Joint and Several Liability
The court reaffirmed its adherence to the doctrine of joint and several liability, which allows a plaintiff to recover the full amount of damages from any one of the joint tortfeasors, irrespective of their individual degree of fault. This rule ensures that the injured party receives full compensation, even if one or more of the tortfeasors are unable to pay. The court clarified that while the adoption of comparative negligence modifies how negligence is assessed, it does not alter the fundamental principle of joint and several liability. This doctrine remains vital to ensuring that plaintiffs can secure complete recovery for their injuries, and it supports the policy objective of holding all responsible parties accountable for their actions. The court noted that joint and several liability applies after a judgment has been rendered, maintaining stability and predictability in the enforcement of tort judgments.
Impact of Bradley v. Appalachian Power Co.
The court examined the implications of the Bradley decision, which introduced comparative negligence, on the rules of contribution among tortfeasors. Bradley's primary focus was on the plaintiff's contributory negligence, allowing recovery as long as the plaintiff's negligence did not equal or exceed that of the defendants collectively. The court emphasized that Bradley did not address the allocation of fault among defendants themselves and thus did not preclude the possibility of comparative contribution. Instead, Bradley's principles supported the fair allocation of liability by recognizing the nuanced contributions of each party to the harm. The court concluded that allowing comparative contribution among joint tortfeasors is compatible with Bradley's objectives and enhances the overall fairness of tort litigation by ensuring that damages are distributed in accordance with each party's actual fault.
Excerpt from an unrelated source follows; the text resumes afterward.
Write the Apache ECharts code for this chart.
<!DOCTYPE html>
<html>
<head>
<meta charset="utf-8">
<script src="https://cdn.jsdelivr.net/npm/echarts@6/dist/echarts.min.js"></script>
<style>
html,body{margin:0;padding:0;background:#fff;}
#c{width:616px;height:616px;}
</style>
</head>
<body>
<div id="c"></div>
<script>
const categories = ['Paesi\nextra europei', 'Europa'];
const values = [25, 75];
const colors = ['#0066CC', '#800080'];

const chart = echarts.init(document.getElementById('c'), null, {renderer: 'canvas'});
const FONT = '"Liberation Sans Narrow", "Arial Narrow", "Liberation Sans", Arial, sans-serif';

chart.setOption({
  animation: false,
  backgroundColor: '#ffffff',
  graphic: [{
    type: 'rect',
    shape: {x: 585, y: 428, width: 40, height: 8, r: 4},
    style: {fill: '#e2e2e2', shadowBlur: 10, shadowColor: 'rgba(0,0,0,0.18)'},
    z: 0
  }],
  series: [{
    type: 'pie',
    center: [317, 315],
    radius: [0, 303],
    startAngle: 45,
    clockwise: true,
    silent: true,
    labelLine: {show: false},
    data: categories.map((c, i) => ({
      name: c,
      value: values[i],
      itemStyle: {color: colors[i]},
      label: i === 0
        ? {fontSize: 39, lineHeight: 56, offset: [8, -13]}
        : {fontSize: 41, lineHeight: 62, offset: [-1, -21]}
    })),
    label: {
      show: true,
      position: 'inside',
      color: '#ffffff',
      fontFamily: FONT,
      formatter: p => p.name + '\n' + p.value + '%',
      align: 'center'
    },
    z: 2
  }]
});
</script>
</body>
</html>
Set-Offs in Judgments with Insurance Coverage
The court considered whether set-offs between judgments should be allowed when both parties have liability insurance coverage. It concluded that set-offs were inappropriate in such cases, as they primarily benefit the insurance companies rather than the insured parties themselves. The court reasoned that allowing set-offs would reduce the compensation awarded to the injured party, contrary to the purpose of liability insurance, which is to provide financial protection and ensure full recovery for damages. This approach aligns with the public policy objectives of financial responsibility laws, which mandate sufficient insurance coverage to cover liabilities arising from accidents. The court relied on precedents from other jurisdictions, such as California and Florida, which have similarly rejected set-offs in insured tort cases to prevent unjust enrichment of insurers at the expense of rightful claimants.